Required work: Copy out each line of the listing that has the word "matplotlib" in it.

Supplied material:
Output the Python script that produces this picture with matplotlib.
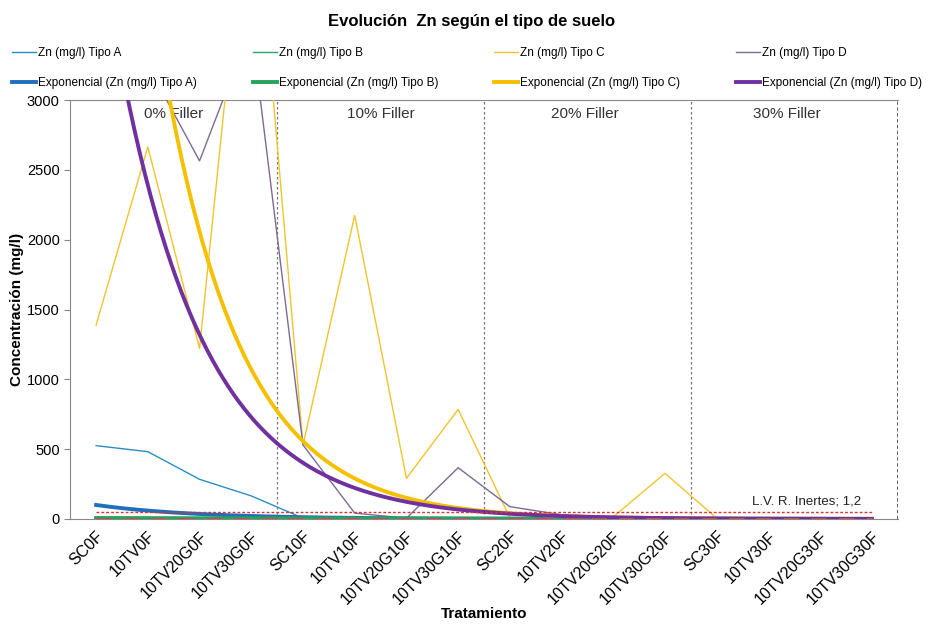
import matplotlib
matplotlib.use("Agg")
import matplotlib.pyplot as plt
import numpy as np

plt.rcParams['font.family'] = ['Liberation Sans', 'DejaVu Sans']

# categories (tratamientos)
tratamientos = ['SC0F', '10TV0F', '10TV20G0F', '10TV30G0F',
                'SC10F', '10TV10F', '10TV20G10F', '10TV30G10F',
                'SC20F', '10TV20F', '10TV20G20F', '10TV30G20F',
                'SC30F', '10TV30F', '10TV20G30F', '10TV30G30F']

# Zn (mg/l) per soil type (values > 3000 are off-scale)
tipo_a = [525, 482, 284, 165, 6, 3, 2, 2, 2, 2, 2, 2, 2, 2, 2, 2]
tipo_b = [6, 5, 4, 4, 3, 3, 2, 2, 2, 2, 2, 2, 2, 2, 2, 2]
tipo_c = [1390, 2665, 1222, 4850, 530, 2175, 291, 785, 10, 5, 15, 327, 5, 3, 3, 3]
tipo_d = [3500, 3250, 2565, 3530, 530, 42, 5, 367, 88, 30, 15, 5, 3, 2, 2, 2]

# exponential trendlines y = a*exp(b*x), x = 1..16 (Excel style)
trend_a = [168, 8, 14600, 7842]
trend_b = [-0.517, -0.15, -0.653, -0.594]

# limit lines
lim_sup = 52
lim_inertes = 1.2

series = [tipo_a, tipo_b, tipo_c, tipo_d]
nombres = ['Tipo A', 'Tipo B', 'Tipo C', 'Tipo D']
col_thin = ['#2b8cc4', '#2ca66a', '#f2c42c', '#7b6b95']
col_fit = ['#1f6fba', '#27a35a', '#f5c000', '#7030a0']

grupos = ['0% Filler', '10% Filler', '20% Filler', '30% Filler']
grupos_x = [1.5, 5.5, 9.45, 13.35]

fig = plt.figure(figsize=(9.43, 6.26), dpi=100)
ax = fig.add_axes([0.0745, 0.171, 0.8775, 0.669])

x = np.arange(len(tratamientos))
xs = np.linspace(1, len(tratamientos), 300)

handles = []
for i in range(4):
    h1, = ax.plot(x, series[i], color=col_thin[i], lw=1.0,
                  label='Zn (mg/l) ' + nombres[i], zorder=3)
    h2, = ax.plot(xs - 1, trend_a[i] * np.exp(trend_b[i] * xs), color=col_fit[i],
                  lw=2.8, label='Exponencial (Zn (mg/l) ' + nombres[i] + ')', zorder=4)
    handles += [h1, h2]

# limit lines
ax.plot([0, 15], [lim_sup, lim_sup], color='#e03030', lw=1.0, ls=(0, (2, 1.5)), zorder=5)
ax.plot([0, 15], [lim_inertes, lim_inertes], color='#c0504d', lw=2.2, ls=(0, (5, 4)), zorder=6)
ax.text(14.8, 122, 'L.V. R. Inertes; 1,2', ha='right', va='center', fontsize=9.5, color='#222222')

# group separators
for xv in [3.5, 7.5, 11.5]:
    ax.axvline(xv, color='#777777', lw=0.9, ls=(0, (2, 2)), zorder=1)
ax.axvline(15.5, color='#444444', lw=1.2, ls=(0, (2, 1.5)), zorder=1)

for g, gx in zip(grupos, grupos_x):
    ax.text(gx, 2900, g, ha='center', va='center', fontsize=11, color='#333333')

ax.set_xlim(-0.5, 15.5)
ax.set_ylim(0, 3000)
ax.set_yticks(np.arange(0, 3001, 500))
ax.set_xticks(x)
ax.set_xticklabels(tratamientos, rotation=45, ha='right', rotation_mode='anchor', fontsize=11.5)
ax.tick_params(axis='x', length=0, pad=7)
ax.tick_params(axis='y', labelsize=10.5, length=4, color='#888888')
for s in ['left', 'bottom', 'top']:
    ax.spines[s].set_color('#888888')
ax.spines['right'].set_visible(False)

ax.set_xlabel('Tratamiento', fontsize=11, fontweight='bold', labelpad=0)
ax.set_ylabel('Concentración (mg/l)', fontsize=11, fontweight='bold', labelpad=2)

fig.suptitle('Evolución  Zn según el tipo de suelo', fontsize=12, fontweight='bold', y=0.977)

fig.legend(handles=handles, loc='lower left', ncol=4, mode='expand',
           bbox_to_anchor=(0.008, 0.85, 0.975, 0.09), fontsize=8.5, frameon=False,
           handlelength=2.0, handletextpad=0.2, labelspacing=1.5, borderaxespad=0)

fig.savefig('out.png', dpi=100)
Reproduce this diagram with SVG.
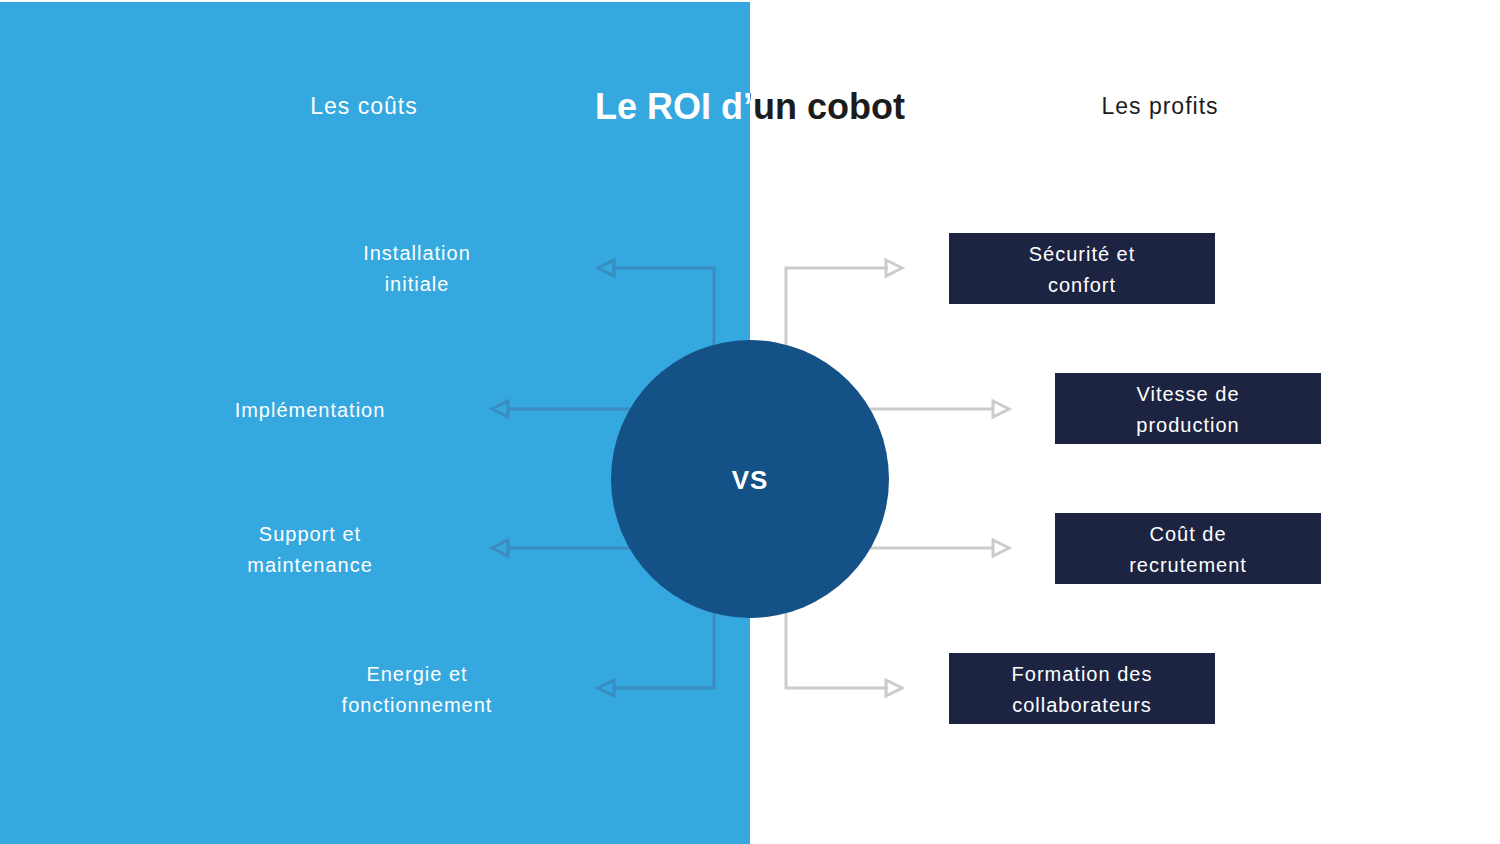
<svg xmlns="http://www.w3.org/2000/svg" width="1500" height="844" viewBox="0 0 1500 844">
<style>
.t{font-family:"Liberation Sans",Arial,sans-serif;font-size:20px;letter-spacing:1px;text-anchor:middle}
.w{fill:#ffffff}
.title{font-family:"Liberation Sans",Arial,sans-serif;font-size:36px;font-weight:bold;text-anchor:middle}
.lc{fill:none;stroke:#3b8cc0;stroke-width:3}
.rc{fill:none;stroke:#cccccc;stroke-width:3}
.box{fill:#1d2442}
</style>
<defs>
<clipPath id="cl"><rect x="0" y="0" width="750" height="844"/></clipPath>
<clipPath id="cr"><rect x="750" y="0" width="750" height="844"/></clipPath>
</defs>
<rect width="1500" height="844" fill="#ffffff"/>
<rect x="0" y="2" width="750" height="842" fill="#35a8df"/>
<g id="title">
<text class="title" x="750" y="119" fill="#ffffff" clip-path="url(#cl)">Le ROI d’un cobot</text>
<text class="title" x="750" y="119" fill="#1c1c1c" clip-path="url(#cr)">Le ROI d’un cobot</text>
</g>
<text class="t w" x="364" y="114" style="font-size:23px">Les coûts</text>
<text class="t" x="1160" y="114" fill="#1c1c1c" style="font-size:23px">Les profits</text>
<g id="connectors">
<path class="lc" d="M714 345V268H612"/><path class="lc" d="M614 260L598 268L614 276Z"/>
<path class="lc" d="M630 409H506"/><path class="lc" d="M508 401L492 409L508 417Z"/>
<path class="lc" d="M630 548H506"/><path class="lc" d="M508 540L492 548L508 556Z"/>
<path class="lc" d="M714 612V688H612"/><path class="lc" d="M614 680L598 688L614 696Z"/>
<path class="rc" d="M786 345V268H888"/><path class="rc" d="M886 260L902 268L886 276Z"/>
<path class="rc" d="M870 409H994"/><path class="rc" d="M993 401L1009 409L993 417Z"/>
<path class="rc" d="M870 548H994"/><path class="rc" d="M993 540L1009 548L993 556Z"/>
<path class="rc" d="M786 612V688H888"/><path class="rc" d="M886 680L902 688L886 696Z"/>
</g>
<g id="vs"><circle cx="750" cy="479" r="139" fill="#145186"/><text class="t w" x="750" y="489" style="font-size:26px;font-weight:bold">VS</text></g>
<g id="c1"><text class="t w" x="417" y="260">Installation</text><text class="t w" x="417" y="291">initiale</text></g>
<g id="c2"><text class="t w" x="310" y="417">Implémentation</text></g>
<g id="c3"><text class="t w" x="310" y="541">Support et</text><text class="t w" x="310" y="572">maintenance</text></g>
<g id="c4"><text class="t w" x="417" y="681">Energie et</text><text class="t w" x="417" y="712">fonctionnement</text></g>
<g id="p1"><rect class="box" x="949" y="233" width="266" height="71"/><text class="t w" x="1082" y="261">Sécurité et</text><text class="t w" x="1082" y="292">confort</text></g>
<g id="p2"><rect class="box" x="1055" y="373" width="266" height="71"/><text class="t w" x="1188" y="401">Vitesse de</text><text class="t w" x="1188" y="432">production</text></g>
<g id="p3"><rect class="box" x="1055" y="513" width="266" height="71"/><text class="t w" x="1188" y="541">Coût de</text><text class="t w" x="1188" y="572">recrutement</text></g>
<g id="p4"><rect class="box" x="949" y="653" width="266" height="71"/><text class="t w" x="1082" y="681">Formation des</text><text class="t w" x="1082" y="712">collaborateurs</text></g>
</svg>
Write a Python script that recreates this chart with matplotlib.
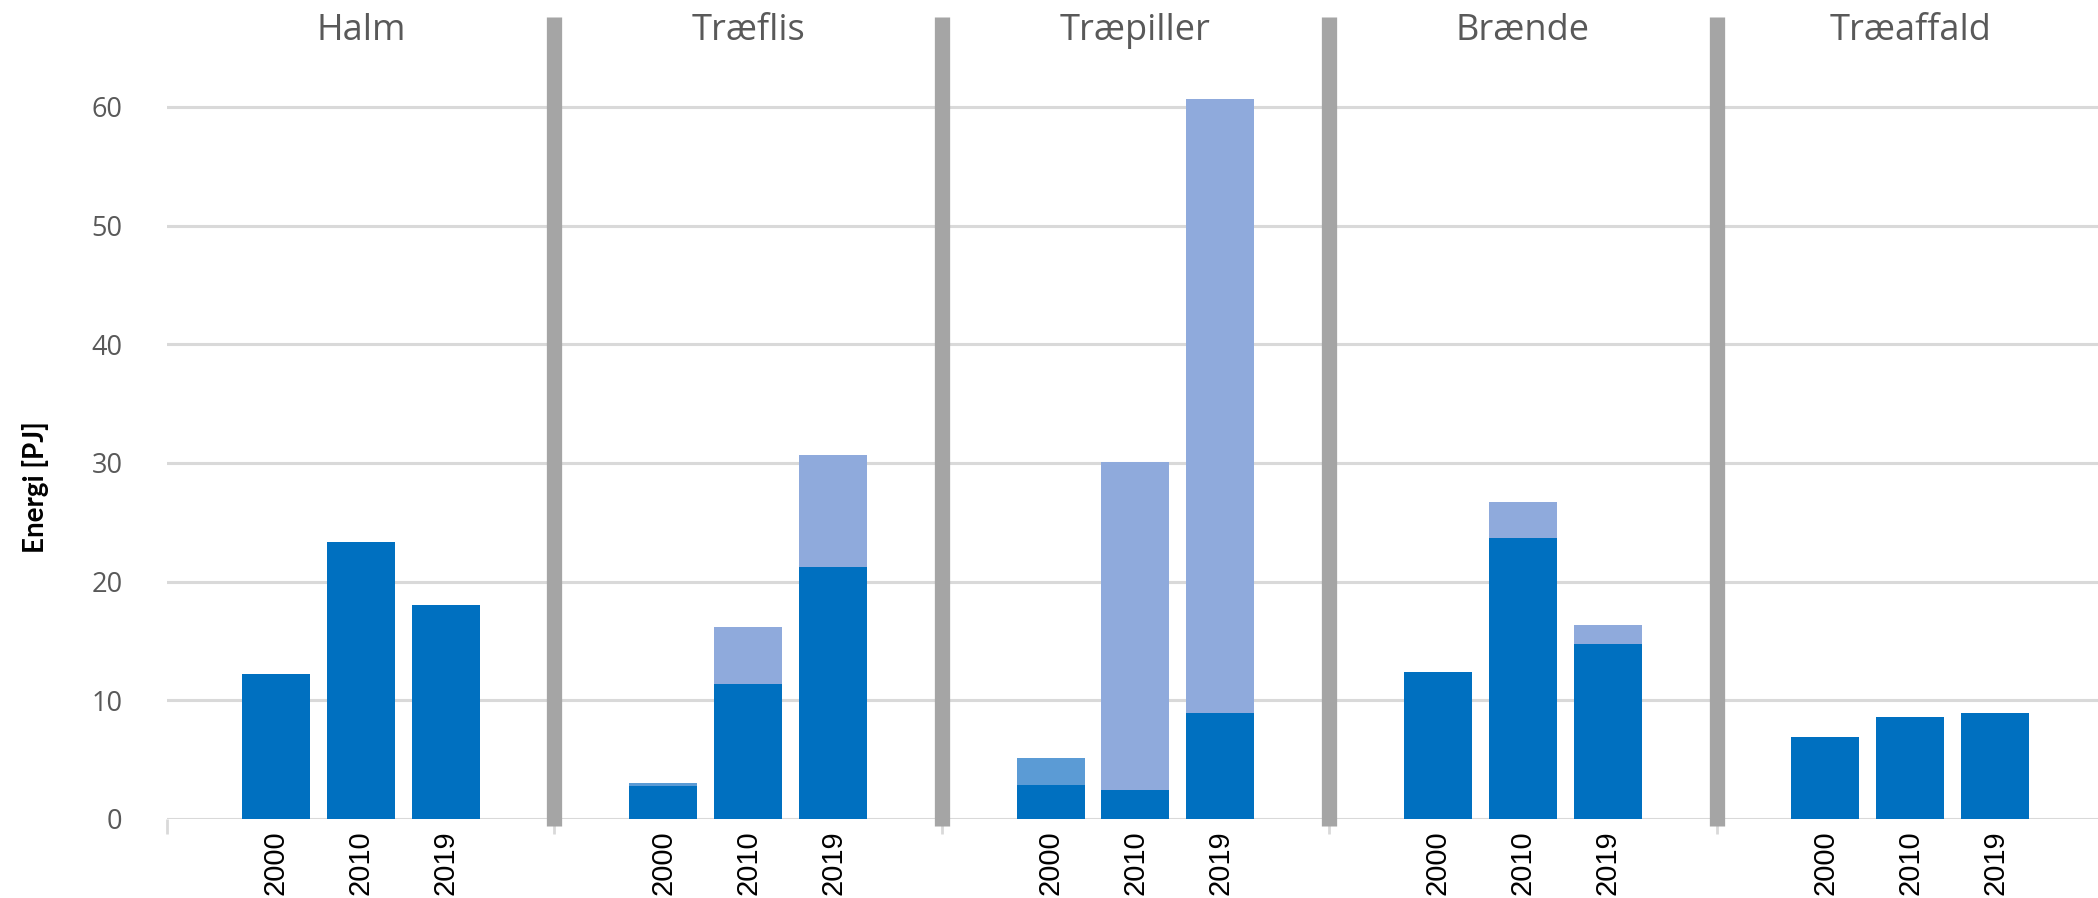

Output for this task:
Output the Python script that produces this picture with matplotlib.
import matplotlib
matplotlib.use("Agg")
import matplotlib.pyplot as plt
Write a Python script that recreates this chart with matplotlib.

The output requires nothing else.